Yıllarca evinin mutfağında çocuklarına yemek hazırlayan Yeliz Karaman, bir gün, “Neden bu lezzetleri başkalarıyla da paylaşmayayım?” diye sordu kendine. Cevabı da, işe koyulmak oldu. Artık sadece ailesi değil, mahallenin dört bir yanından gelen siparişlerle mutfağı şenleniyor. Sarma, içli köfte, karnıyarık, börek. Ne ararsan var!
MUTFAKTA BAŞLAYAN YOLCULUK
Yeliz Hanım’ın hikâyesi, pandemi döneminde daha da şekillenmiş. Eşinin işleri duraklayınca mutfağa daha sık girmeye başlamış. “Zaten güzel yemek yapardım, ama bunu işe dönüştürmek cesaret istiyordu” diyor. İlk siparişi bir komşusundan almış. Sonrası çorap söküğü gibi gelmiş.
“İnsanlar hem ev yemeği özlemi çekiyor hem de güvenilir yerden almak istiyor,” diyen Karaman, malzemelerini özenle seçtiğini ve her yemeği “kendi çocuklarım yiyecekmiş gibi” hazırladığını söylüyor.
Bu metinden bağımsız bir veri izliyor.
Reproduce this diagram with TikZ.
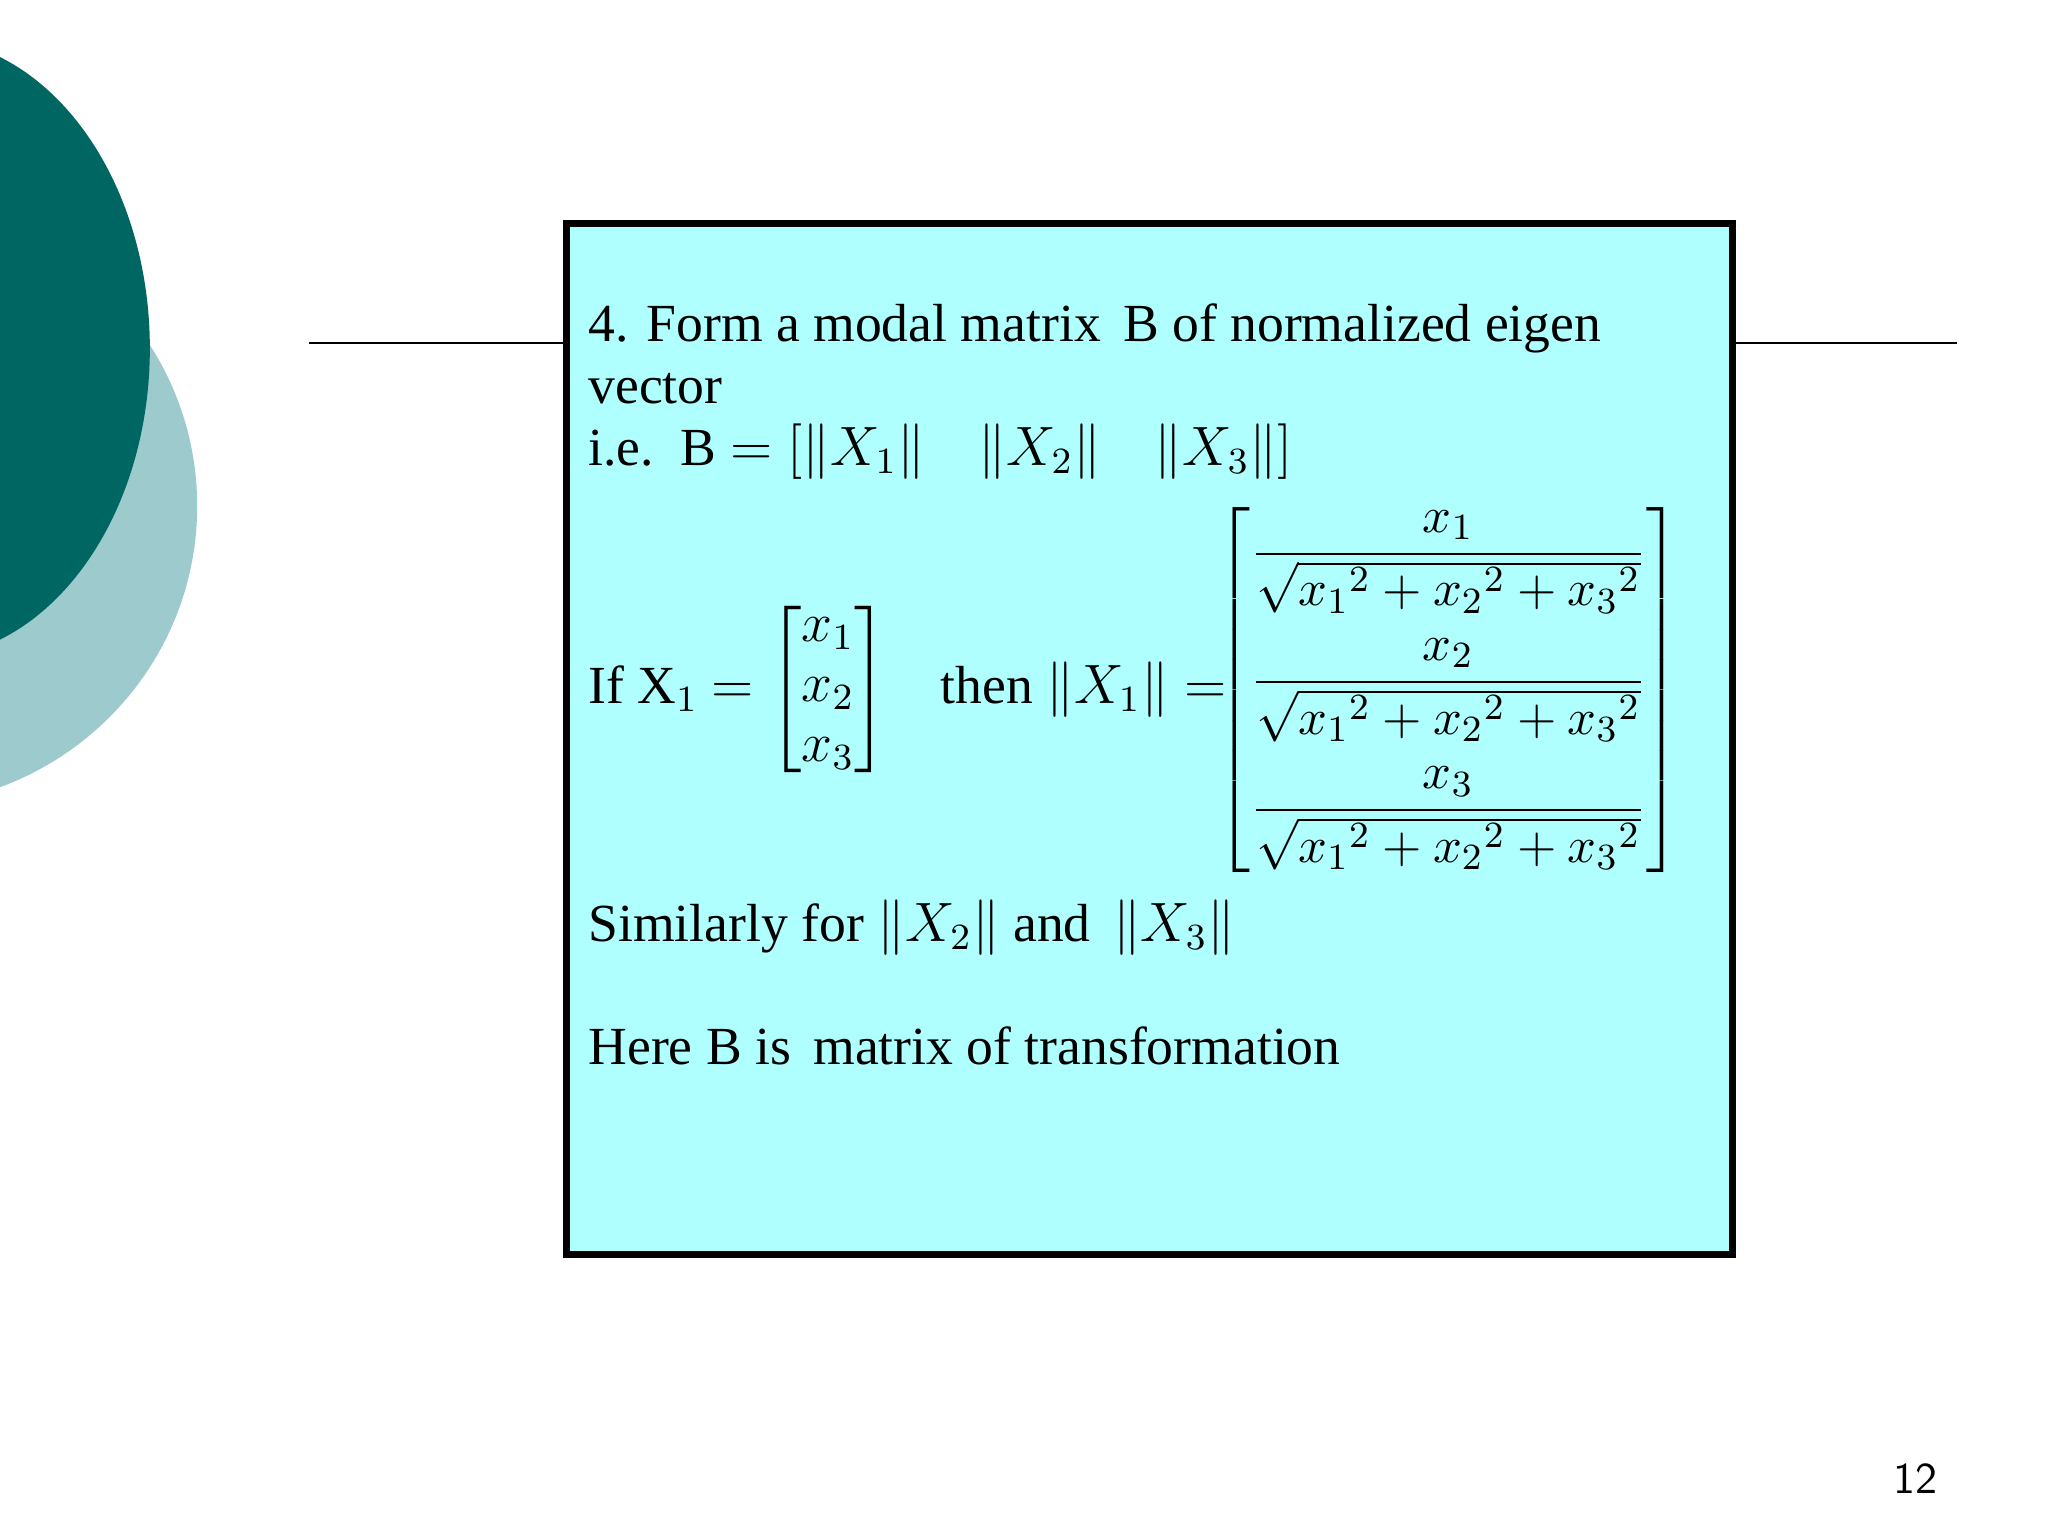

"YALNIZCA YEMEK DEĞİL, KADIN DAYANIŞMASI DA VAR"
Siparişlerini sosyal medya ve mahalle grupları üzerinden alıyor. Üstelik komşu kadınlara da fırsat sunuyor: “Yoğun siparişlerde yardım eden komşularım var, onlara da katkı olsun istiyorum.” Böylece onun mutfağı, sadece karın doyurmuyor, kadın dayanışmasına da alan açıyor.
Geleceğe dair hedefleri var: Küçük bir dükkan açmak, ama ev sıcaklığını kaybetmeden… “Büyümek istiyorum ama samimiyeti koruyarak” diyor.